If $$ a$$ and $$ b$$ are any two different whole numbers, then $$ a-b$$ is a whole number only if $$ a>b$$.

Answer

**step1** Understanding whole numbers

Whole numbers are the set of non-negative integers. They include 0, 1, 2, 3, and so on. They do not include negative numbers or fractions.

**step2** Understanding the conditions for 'a' and 'b'

The problem states that $$a$$ and $$b$$ are any two different whole numbers. This means that $$a$$ and $$b$$ are both 0 or positive counting numbers, and $$a$$ is not equal to $$b$$ ($$a \neq b$$).

**step3** Understanding the subtraction 'a-b'

We are considering the result of subtracting $$b$$ from $$a$$, which is $$a-b$$. The statement says that $$a-b$$ is a whole number.

**step4** Understanding "only if"

The phrase "A only if B" means that if A is true, then B must also be true. In this problem, it means: If ($$a-b$$ is a whole number), then ($$a>b$$) must be true. It implies that if $$a$$ is not greater than $$b$$ (and since they are different, this means $$a<b$$), then $$a-b$$ cannot be a whole number.
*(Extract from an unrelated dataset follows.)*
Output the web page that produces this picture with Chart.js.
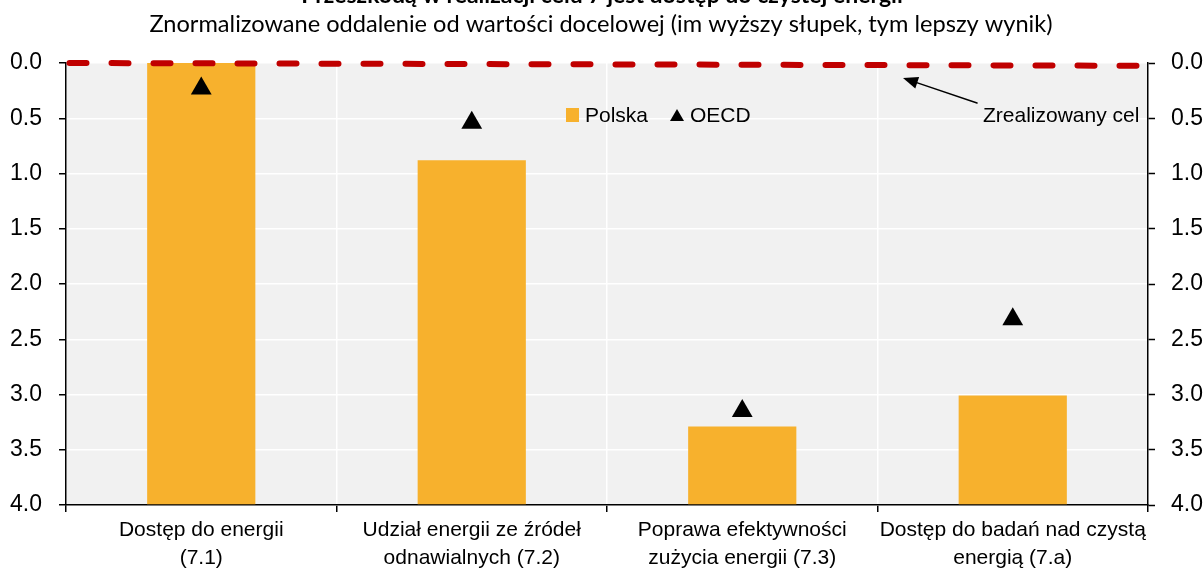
<!DOCTYPE html>
<html>
<head>
<meta charset="utf-8">
<script src="https://cdn.jsdelivr.net/npm/chart.js@4/dist/chart.umd.min.js"></script>
<style>
  html, body { margin: 0; padding: 0; background: #ffffff; }
  #wrap { width: 1204px; height: 570px; position: relative; overflow: hidden; }
  canvas { display: block; }
</style>
</head>
<body>
<div id="wrap"><canvas id="c" width="1204" height="570"></canvas></div>
<script>
// ---- data ----
const titleText = "Przeszkodą w realizacji celu 7 jest dostęp do czystej energii";
const subtitleText = "Znormalizowane oddalenie od wartości docelowej (im wyższy słupek, tym lepszy wynik)";
const categories = [
  ["Dostęp do energii", "(7.1)"],
  ["Udział energii ze źródeł", "odnawialnych (7.2)"],
  ["Poprawa efektywności", "zużycia energii (7.3)"],
  ["Dostęp do badań nad czystą", "energią (7.a)"]
];
const seriesNames = ["Polska", "OECD"];
const polskaValues = [0.0, 0.88, 3.29, 3.01];
const oecdValues = [0.23, 0.54, 3.15, 2.32];
const targetLine = [0.0, 0.025];   // "Zrealizowany cel" line, left and right ends
const targetLabel = "Zrealizowany cel";
const yTicksMin = 0, yTicksMax = 4, yTickStep = 0.5;

// ---- styles ----
const ORANGE = "#f7b12d";
const RED = "#c00000";
const PLOT_BG = "#f1f1f1";
const NARROW = "'Liberation Sans Narrow', 'Arial Narrow', 'Liberation Sans', sans-serif";
const TITLE_FONT = "Lato, 'Open Sans', sans-serif";
const FS = 21;

const overlay = {
  id: "overlay",
  beforeDraw(chart) {
    const { ctx, chartArea: a } = chart;
    ctx.save();
    ctx.fillStyle = PLOT_BG;
    ctx.fillRect(a.left, a.top, a.right - a.left, a.bottom - a.top);
    ctx.restore();
  },
  afterDraw(chart) {
    const { ctx, chartArea: a } = chart;
    const y = chart.scales.y;
    ctx.save();
    // titles
    ctx.fillStyle = "#000";
    ctx.textAlign = "center";
    ctx.textBaseline = "alphabetic";
    ctx.font = "bold 23px " + TITLE_FONT;
    ctx.fillText(titleText, 602, 3);
    ctx.font = "23.6px " + TITLE_FONT;
    ctx.fillText(subtitleText, 601, 32);

    // target dashed line
    ctx.strokeStyle = RED;
    ctx.lineWidth = 6;
    ctx.lineCap = "round";
    ctx.setLineDash([17, 25]);
    ctx.beginPath();
    ctx.moveTo(a.left + 3.5, y.getPixelForValue(targetLine[0]));
    ctx.lineTo(a.right - 6, y.getPixelForValue(targetLine[1]));
    ctx.stroke();
    ctx.setLineDash([]);

    // legend
    ctx.font = FS + "px " + NARROW;
    ctx.textAlign = "left";
    ctx.fillStyle = ORANGE;
    const lx = a.left + 500, ly = 122;
    ctx.fillRect(lx, ly - 14, 13, 14);
    ctx.fillStyle = "#000";
    ctx.fillText(seriesNames[0], lx + 19, ly);
    const tx = lx + 111;
    ctx.beginPath();
    ctx.moveTo(tx - 7, ly - 1);
    ctx.lineTo(tx + 7, ly - 1);
    ctx.lineTo(tx, ly - 13);
    ctx.closePath();
    ctx.fill();
    ctx.fillText(seriesNames[1], tx + 13, ly);

    // annotation
    ctx.fillText(targetLabel, a.right - 165, 122);
    const x0 = a.right - 171, y0 = 103;
    const x1 = a.right - 245, y1 = 78;
    ctx.strokeStyle = "#000";
    ctx.lineWidth = 1.5;
    ctx.beginPath();
    ctx.moveTo(x0, y0);
    ctx.lineTo(x1 + 10, y1 + 3.4);
    ctx.stroke();
    const ang = Math.atan2(y0 - y1, x0 - x1);
    const L = 15, W = 6;
    ctx.beginPath();
    ctx.moveTo(x1, y1);
    ctx.lineTo(x1 + L * Math.cos(ang) - W * Math.sin(ang), y1 + L * Math.sin(ang) + W * Math.cos(ang));
    ctx.lineTo(x1 + L * Math.cos(ang) + W * Math.sin(ang), y1 + L * Math.sin(ang) - W * Math.cos(ang));
    ctx.closePath();
    ctx.fill();
    ctx.restore();
  }
};

const yScaleCommon = {
  min: yTicksMin, max: yTicksMax, reverse: true,
  ticks: {
    stepSize: yTickStep, color: "#000", padding: 17,
    font: { family: NARROW, size: 23 },
    callback: v => Number(v).toFixed(1)
  },
  border: { color: "#000", width: 1.5 },
};

new Chart(document.getElementById("c"), {
  data: {
    labels: categories,
    datasets: [
      {
        type: "line", label: seriesNames[1], data: oecdValues,
        showLine: false, pointStyle: "triangle", pointRadius: 12, pointHoverRadius: 12,
        backgroundColor: "#000", borderColor: "#000", pointBorderWidth: 0, order: 0
      },
      {
        type: "bar", label: seriesNames[0], data: polskaValues, base: yTicksMax,
        backgroundColor: ORANGE, borderWidth: 0,
        barPercentage: 0.4, categoryPercentage: 1.0, order: 1
      }
    ]
  },
  options: {
    responsive: false, animation: false, devicePixelRatio: 1,
    layout: { padding: { top: 63, left: 0, right: 0, bottom: 0 } },
    plugins: { legend: { display: false }, title: { display: false }, tooltip: { enabled: false } },
    scales: {
      x: {
        offset: true,
        grid: {
          offset: true, color: "#ffffff", lineWidth: 1.5,
          tickColor: "#000", tickLength: 7, tickWidth: 1.5
        },
        border: { color: "#000", width: 1.5 },
        ticks: {
          color: "#000", maxRotation: 0, autoSkip: false, padding: 4,
          font: { family: NARROW, size: FS, lineHeight: 1.33 }
        },
        afterFit: s => { s.height = 65; }
      },
      y: Object.assign({}, yScaleCommon, {
        position: "left",
        grid: { color: "#ffffff", lineWidth: 1.5, tickColor: "#000", tickLength: 7, tickWidth: 1.5 },
        afterFit: s => { s.width = 66; }
      }),
      y2: Object.assign({}, yScaleCommon, {
        position: "right",
        ticks: Object.assign({}, yScaleCommon.ticks, { padding: 16 }),
        grid: { drawOnChartArea: false, tickColor: "#000", tickLength: 7, tickWidth: 1.5 },
        afterFit: s => { s.width = 56; }
      })
    }
  },
  plugins: [overlay]
});
</script>
</body>
</html>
**step5** Testing the statement with examples

Let's consider two cases for different whole numbers $$a$$ and $$b$$:
Case 1: When $$a > b$$.
Let $$a = 7$$ and $$b = 4$$. Both are whole numbers and they are different.
Since $$7 > 4$$, according to the statement, $$a-b$$ should be a whole number.
$$a-b = 7-4 = 3$$.
3 is a whole number. This fits the statement.
Case 2: When $$a < b$$ (since $$a \neq b$$).
Let $$a = 2$$ and $$b = 5$$. Both are whole numbers and they are different.
Since $$2 < 5$$, according to the statement's implication, $$a-b$$ should *not* be a whole number.
$$a-b = 2-5 = -3$$.
-3 is a negative number, and negative numbers are not whole numbers. This also fits the statement.
This demonstrates that for $$a-b$$ to be a whole number when $$a$$ and $$b$$ are different, $$a$$ must be greater than $$b$$. If $$a$$ were less than $$b$$, the result of the subtraction would be a negative number, which is not a whole number.

**step6** Conclusion

Based on the definitions of whole numbers and the analysis of the subtraction operation, the statement is true. For the difference between two different whole numbers to be a whole number, the first number must indeed be greater than the second number.